Nombreuses sont les victimes qui manquent de moyens financiers, pour recevoir des soins médicaux, et qui ne disposent que de l’aide proposée par les OSC qui manquent, elles, sensiblement de moyens. Elles déplorent l’impossibilité de pouvoir interrompre une grossesse conséquente à un viol.
Aucune des survivantes rencontrées qui ont intenté une action en justice n’a reçu de compensation de l’agresseur ou de l’État, ce qui explique la prégnance des arrangements à l’amiable. Nous avons rencontré des filles et femmes abattues, après avoir été placées sous contrôle judiciaire et, parfois, détenues pour zina, pour avoir signalé un incident de viol, sans être parvenues à prouver leur absence de consentement.
– Que fait le gouvernement mauritanien pour enrayer ce phénomène criminel ? Comment avait-il réagi, à votre rapport de l’an dernier qui portait sur la répression des activistes des droits de l’homme ?

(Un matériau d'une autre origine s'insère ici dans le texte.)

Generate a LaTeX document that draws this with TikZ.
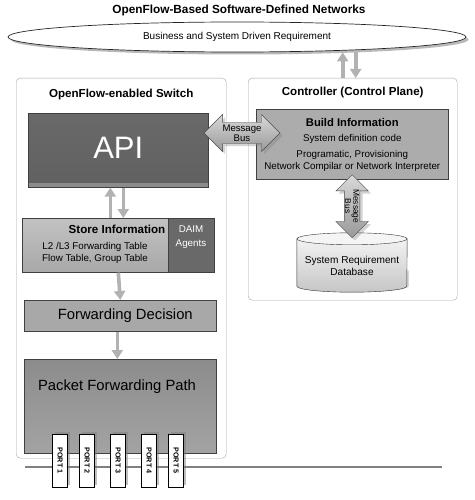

-Le gouvernement mauritanien a récemment adopté une loi sur la santé reproductive et un code général de l’enfance qui représentent un pas en avant, pour les droits des filles et femmes mauritaniennes. Toutefois, beaucoup reste à faire.
Le gouvernement n’a pas fondé ni même financé aucun centre de prise en charge qui offre des options d’hébergement et une mise en sécurité des victimes de viol. Les policiers, autorités judiciaires et personnel de santé des hôpitaux publics manquent de formation en matière d’investigations sensibles au genre de la plaignante/patiente et d’expertise médico-légale.
Sur le plan législatif, le viol n’est pas défini et le concept de zina continue d’incriminer des filles et femmes victimes de viol, les dissuadant de porter plainte. En ce sens, le projet de loi sur les violences basées sur le genre, s’il est amendé, en conformité aux obligations en Droit international que la Mauritanie doit mettre en œuvre, permettrait de remédier à ces failles juridiques et institutionnelles.
Par ailleurs, il est nécessaire que le gouvernement cesse de poursuivre pénalement, à tort, les survivantes de viol, en les accusant de zina ; libère les personnes condamnées pour ce motif et dépénalise les relations sexuelles consensuelles hors mariage.
Lors de mes recherches, l’ancienne ministre du MASEF, madame Mint Taghi, a accepté de nous rencontrer et a réaffirmé la détermination de son ministère à éradiquer le viol. Le gouvernement a également répondu à nos conclusions préliminaires de façon constructive, en reconnaissant que les violences sexuelles représentent un problème de taille. La réponse qu’ils nous ont offerte suggère une certaine forme de volonté politique positive, vis à vis de nos conclusions et recommandations.
Par contre et pour le second volet de votre question, la réponse que le gouvernement a offerte à notre rapport sur la répression des défenseurs en droits humains fut d’un tout autre ton, plus hostile et moins réceptif.
– Le rôle de HRW est limité, disent certains. Que leur répondez-vous ?
-Notre rôle est certes limité mais il est une contribution, essentielle et nécessaire, aux efforts collectifs que requiert le changement social. Nous menons des enquêtes de terrain crédibles et objectives qui visent à exposer les violations en droits humains trop souvent en manque de données rigoureusement collectées.
Mais notre travail ne s’arrête pas là. Les rapports que nous publions fournissent des preuves tangibles qui nous permettent (ainsi qu’à nos partenaires) de formuler des demandes de changement de politiques, auprès des décideurs publics afin que l’État respecte ses engagements vis à vis du Droit international.